Impact of Sections 5(b) and 5(c)
The court pointed out that the trial court's interpretation mandated the completion of the ten-year term without considering the provisions outlined in Sections 5(b) and 5(c). These sections explicitly allowed for early termination in specific circumstances, such as insolvency or material breach, which contradicted the trial court's rigid reading of the contract. By interpreting the contract in a way that rendered these provisions meaningless, the trial court's decision failed to adhere to the principle that all parts of a contract must be given effect. The court noted that a proper interpretation must harmonize the various sections of the agreement rather than require the deletion or alteration of contractual language. Thus, the failure to acknowledge the implications of Sections 5(b) and 5(c) further underscored the ambiguity present in the contract's termination provisions.

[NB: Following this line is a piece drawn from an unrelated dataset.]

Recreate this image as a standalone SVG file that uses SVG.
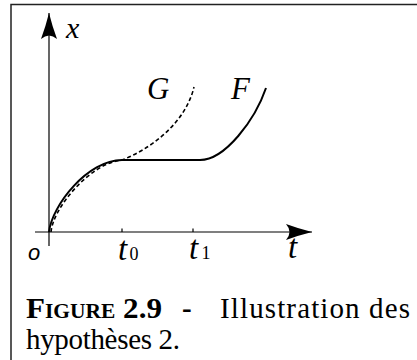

Southern Chemical's Argument and the Court's Response
Southern Chemical Corporation contended that Section 5(a) conferred a right of early termination for convenience, allowing them to terminate the contract after providing commercially reasonable notice, which they claimed to be sixteen months. However, the court rejected this interpretation, stating that it could not be reconciled with the explicit ten-year term outlined in Section 4. The court explained that adopting Southern Chemical's interpretation would necessitate rewriting the initial ten-year term to include a termination clause, which violated the principle that courts cannot alter contractual language. By asserting that Section 5(a) allowed for early termination, Southern Chemical's reading conflicted with the mandatory nature of the initial term, highlighting the need for clarity in the contract's language. As a result, the court found that Southern Chemical's position did not align with the overall intent of the contract as expressed in its various provisions.

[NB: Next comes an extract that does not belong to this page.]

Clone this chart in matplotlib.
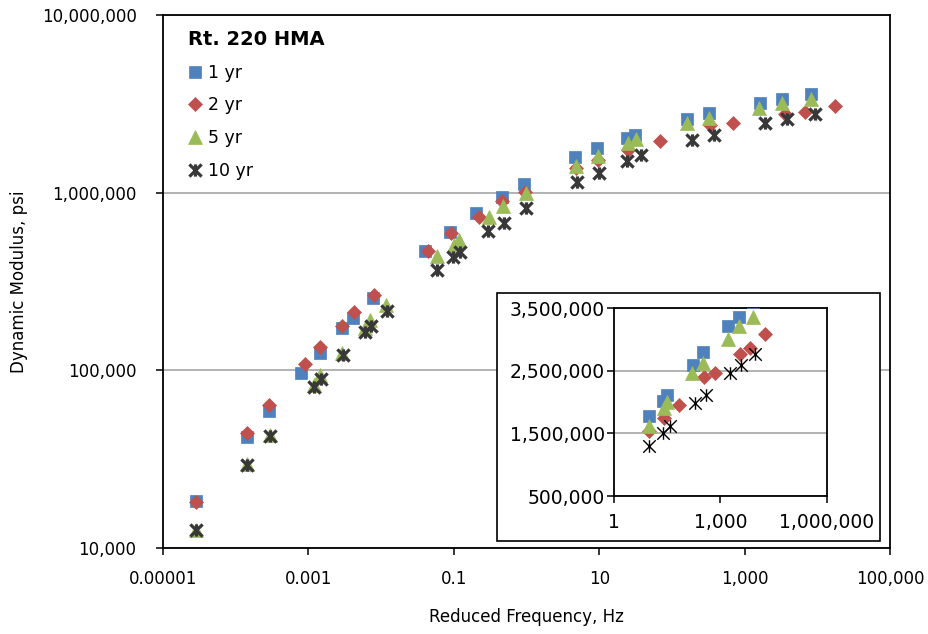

Celanese's Interpretation and Its Limitations
Celanese, on the other hand, proposed an interpretation of Section 5(a) that downplayed its significance in terms of early termination, suggesting it merely described a process to prevent automatic renewal of the contract. However, the court criticized this view as it required ignoring the explicit language within Section 5(a) that allowed for termination notification. The court highlighted that if Celanese's interpretation were correct, the clause would serve no practical purpose, as the contract would naturally expire at the end of the additional five-year term. This reasoning illustrated the necessity of ensuring that all provisions of the contract had a meaningful application within the context of the agreement as a whole. Consequently, the court deemed Celanese's interpretation inadequate, as it did not effectively account for the consequences of the contractual language.
Conclusion and Remand
Ultimately, the Court of Appeals concluded that the ambiguities present in the contract necessitated a remand for further proceedings. The court recognized that the differing interpretations of the contractual language created factual issues regarding the parties' intent that could not be resolved through summary judgment. As such, the court reversed the trial court's decision, emphasizing the importance of determining the true meaning of the contract's provisions through a fact-finder. By acknowledging the ambiguity, the court underscored the principle that contractual clarity is essential to enforce the parties' intentions effectively. The remand indicated that the parties would need to present their interpretations and intentions regarding the contract's terms to resolve the ambiguity and ascertain a proper understanding of the agreement.